**MATERIAL PROVIDED**:
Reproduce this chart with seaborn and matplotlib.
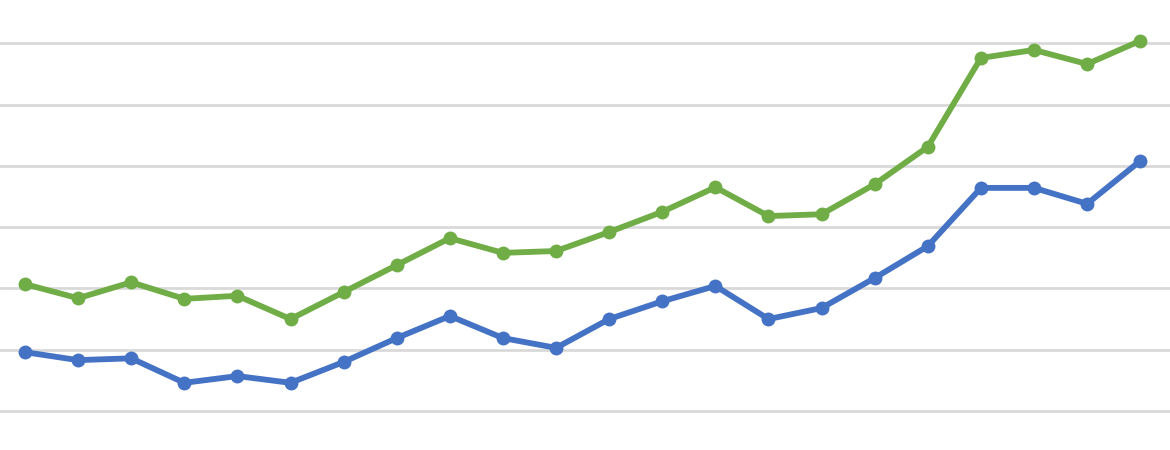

==

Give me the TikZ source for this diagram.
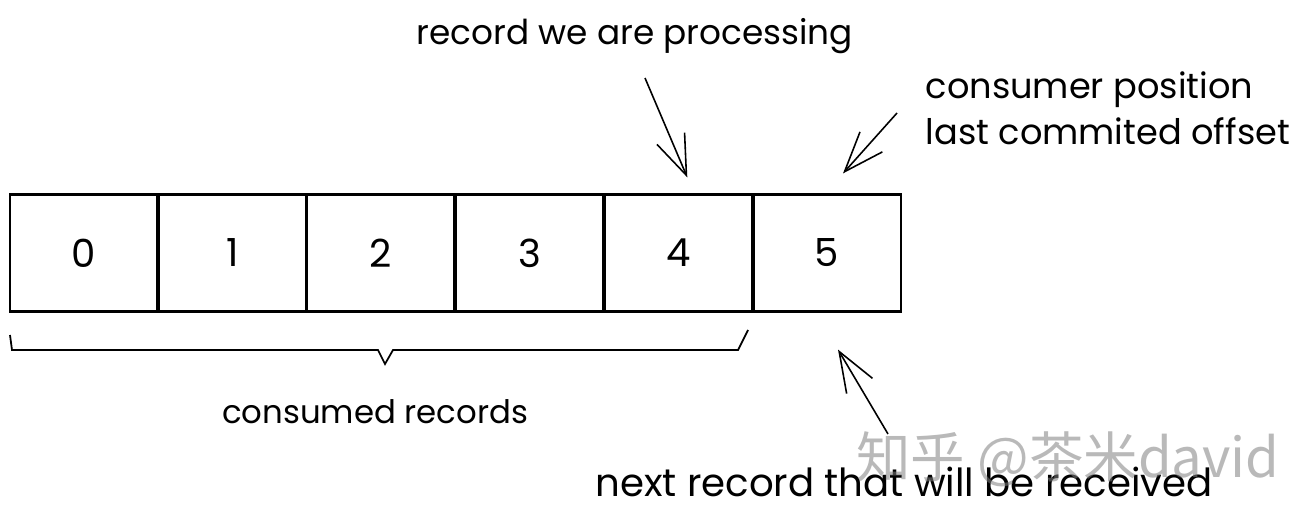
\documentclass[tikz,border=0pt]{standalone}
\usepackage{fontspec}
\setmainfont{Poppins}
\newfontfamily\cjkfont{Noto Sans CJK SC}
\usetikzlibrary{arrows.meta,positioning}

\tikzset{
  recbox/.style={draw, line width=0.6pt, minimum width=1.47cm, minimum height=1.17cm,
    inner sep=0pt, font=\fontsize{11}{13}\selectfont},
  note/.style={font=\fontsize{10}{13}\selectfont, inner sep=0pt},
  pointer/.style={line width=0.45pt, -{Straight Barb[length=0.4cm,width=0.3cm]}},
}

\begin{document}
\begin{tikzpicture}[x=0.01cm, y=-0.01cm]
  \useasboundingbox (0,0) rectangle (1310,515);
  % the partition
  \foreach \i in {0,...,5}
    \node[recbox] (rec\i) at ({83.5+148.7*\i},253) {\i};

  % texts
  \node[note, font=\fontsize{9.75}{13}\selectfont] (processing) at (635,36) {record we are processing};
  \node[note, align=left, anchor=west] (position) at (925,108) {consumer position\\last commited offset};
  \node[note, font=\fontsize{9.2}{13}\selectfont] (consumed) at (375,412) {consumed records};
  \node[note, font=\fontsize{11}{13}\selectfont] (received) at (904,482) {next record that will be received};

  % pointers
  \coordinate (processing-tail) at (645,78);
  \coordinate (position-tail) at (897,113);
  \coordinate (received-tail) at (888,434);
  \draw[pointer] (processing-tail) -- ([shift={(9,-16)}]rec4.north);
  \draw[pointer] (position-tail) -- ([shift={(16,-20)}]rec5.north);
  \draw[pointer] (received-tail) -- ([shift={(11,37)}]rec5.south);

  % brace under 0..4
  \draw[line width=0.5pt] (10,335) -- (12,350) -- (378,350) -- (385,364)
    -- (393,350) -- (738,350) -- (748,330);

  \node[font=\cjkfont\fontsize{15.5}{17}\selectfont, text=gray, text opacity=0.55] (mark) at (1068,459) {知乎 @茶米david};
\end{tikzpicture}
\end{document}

**WRITTEN REQUEST**: Transcribe only the lines above that start at the line containing "Give me the TikZ source for this diagram." and end at the line containing "(received) at (904,482)". Omit pictures.

**SOLVED PROBLEM**:
Give me the TikZ source for this diagram.
\documentclass[tikz,border=0pt]{standalone}
\usepackage{fontspec}
\setmainfont{Poppins}
\newfontfamily\cjkfont{Noto Sans CJK SC}
\usetikzlibrary{arrows.meta,positioning}

\tikzset{
  recbox/.style={draw, line width=0.6pt, minimum width=1.47cm, minimum height=1.17cm,
    inner sep=0pt, font=\fontsize{11}{13}\selectfont},
  note/.style={font=\fontsize{10}{13}\selectfont, inner sep=0pt},
  pointer/.style={line width=0.45pt, -{Straight Barb[length=0.4cm,width=0.3cm]}},
}

\begin{document}
\begin{tikzpicture}[x=0.01cm, y=-0.01cm]
  \useasboundingbox (0,0) rectangle (1310,515);
  % the partition
  \foreach \i in {0,...,5}
    \node[recbox] (rec\i) at ({83.5+148.7*\i},253) {\i};

  % texts
  \node[note, font=\fontsize{9.75}{13}\selectfont] (processing) at (635,36) {record we are processing};
  \node[note, align=left, anchor=west] (position) at (925,108) {consumer position\\last commited offset};
  \node[note, font=\fontsize{9.2}{13}\selectfont] (consumed) at (375,412) {consumed records};
  \node[note, font=\fontsize{11}{13}\selectfont] (received) at (904,482) {next record that will be received};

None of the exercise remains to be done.